À gauche, portraits de Manuel de FALLA et à droite, portraits d'Ernest ANSERMET - Cliquer sur les photos pour voir leurs agrandissements - resp. les originaux - et leurs références.
Manuel de FALLA
Suites No 1 et 2 du Tricorne
Orchestre Symphonique de la NHK
Ernest ANSERMET
30 mai 1964, Tokyo
Le Tricorne - «El sombrero de tres picos» - est un ballet composé par Manuel de Falla: fasciné par la diversité des ballets proposés à Paris depuis le début du XXe siècle, Falla transforma son mimodrame (El Corregidor y la molinera – Le Magistrat et la meunière) en une chorégraphie sur des thèmes andalous. L'oeuvre fut donnée en première par les Ballets russes de Serge de Diaghilev le 22 juillet 1919 à l'Alhambra de Londres, sous la direction d'Ernest Ansermet; le rôle de la meunière était dansé tour à tour par Mme Karsavina et par une gitane authentique, qu'on appelait Maria d'Albaicin, celui du meunier par Massine, celui du Corregidor par Woidzikowsky. Un autre danseur était ce jeune Andalou qui une nuit, pris de folie mystique, pénétra dans la chapelle de St Martins Lane pour danser devant l'autel. Les décors et costumes étaient de Picasso.

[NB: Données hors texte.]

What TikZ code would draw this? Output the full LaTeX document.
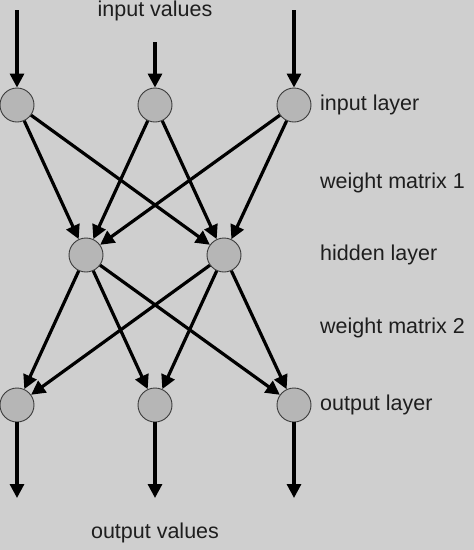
\documentclass[tikz,border=0pt]{standalone}
\usepackage{fontspec}
\setmainfont{Liberation Sans}
\usepackage{tikz}
\usetikzlibrary{arrows.meta, positioning}
\usepackage{xcolor}
\definecolor{paneltgray}{HTML}{CFCFCF}
\definecolor{neurongray}{HTML}{B6B6B6}
\definecolor{rimgray}{HTML}{3A3A3A}
\definecolor{inkgray}{HTML}{1E1E1E}

\begin{document}
\begin{tikzpicture}[
				x=1pt, y=-1pt,
				every node/.style={font=\fontsize{21.5}{25}\selectfont, text=inkgray},
				neuron/.style={circle, draw=rimgray, line width=0.9pt, fill=neurongray, minimum size=34pt, inner sep=0pt},
				tag/.style={anchor=west, inner sep=0pt},
				arrowstyle/.style={-{Triangle[length=14pt, width=14pt]}, line width=3.2pt, black}
			]
			% Background panel
			\fill[paneltgray] (0,0) rectangle (474,550);
			\useasboundingbox (0,0) rectangle (474,550);

			% Input layer
			\node[neuron] (in1) at (17,105) {};
			\node[neuron] (in2) at (155,105) {};
			\node[neuron] (in3) at (294,105) {};

			% Hidden layer
			\node[neuron] (hid1) at (86,255) {};
			\node[neuron] (hid2) at (224,255) {};

			% Output layer
			\node[neuron] (out1) at (17,405) {};
			\node[neuron] (out2) at (155,405) {};
			\node[neuron] (out3) at (294,405) {};

			% Free ends of the input and output arrows
			\coordinate (src1) at (17,10);
			\coordinate (src2) at (155,42);
			\coordinate (src3) at (294,10);
			\coordinate (snk1) at (17,498);
			\coordinate (snk2) at (155,498);
			\coordinate (snk3) at (294,498);

			% Labels
			\node (invals) at (155,11) {input values};
			\node (outvals) at (155,533) {output values};
			\node[tag] (lblin) at (320,105) {input layer};
			\node[tag] (lblw1) at (320,183) {weight matrix 1};
			\node[tag] (lblhid) at (320,255) {hidden layer};
			\node[tag] (lblw2) at (320,328) {weight matrix 2};
			\node[tag] (lblout) at (320,405) {output layer};

			% Input values into the input layer
			\draw[arrowstyle] (src1) -- (in1);
			\draw[arrowstyle] (src2) -- (in2);
			\draw[arrowstyle] (src3) -- (in3);

			% Weight matrix 1: input -> hidden
			\draw[arrowstyle] (in1) -- (hid1);
			\draw[arrowstyle] (in1) -- (hid2);
			\draw[arrowstyle] (in2) -- (hid1);
			\draw[arrowstyle] (in2) -- (hid2);
			\draw[arrowstyle] (in3) -- (hid1);
			\draw[arrowstyle] (in3) -- (hid2);

			% Weight matrix 2: hidden -> output
			\draw[arrowstyle] (hid1) -- (out1);
			\draw[arrowstyle] (hid1) -- (out2);
			\draw[arrowstyle] (hid1) -- (out3);
			\draw[arrowstyle] (hid2) -- (out1);
			\draw[arrowstyle] (hid2) -- (out2);
			\draw[arrowstyle] (hid2) -- (out3);

			% Output layer to output values
			\draw[arrowstyle] (out1) -- (snk1);
			\draw[arrowstyle] (out2) -- (snk2);
			\draw[arrowstyle] (out3) -- (snk3);

		\end{tikzpicture}
\end{document}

Voici comment Ernest Ansermet présenta l'oeuvre dans la brochure-programme du concert donné le 9 décembre 1933 au Grand-Théâtre de Genève, avec une «nouvelle suite» des «Scènes et Danses du Tricorne» terminant le concert:
"[...] Le titre espagnol «El Sombrero de tres picos» indique, mieux que ce sec raccourci de «Tricorne» le ton d’élégance altière et noble, l'espèce de «grandeza» ou de superbe qui règne, mêlée de saveur populaire, dans le ballet dont nous détachons une scène. Quand Falla n'a pas à recourir au folklore c'est au XVIIIe siècle et aux danses de cour qu'il emprunte ici ses formes.
On est sur une esplanade donnant accès à un moulin et ombragée par une pergola couverte de vigne, par un bel après-midi d'été. La belle Meunière et le Meunier vaquent à de petites besognes et se font de câlines plaisanteries. Une jolie fille, qui passe, à belle allure, fait au meunier une oeillade qui amène une protestation de la meunière.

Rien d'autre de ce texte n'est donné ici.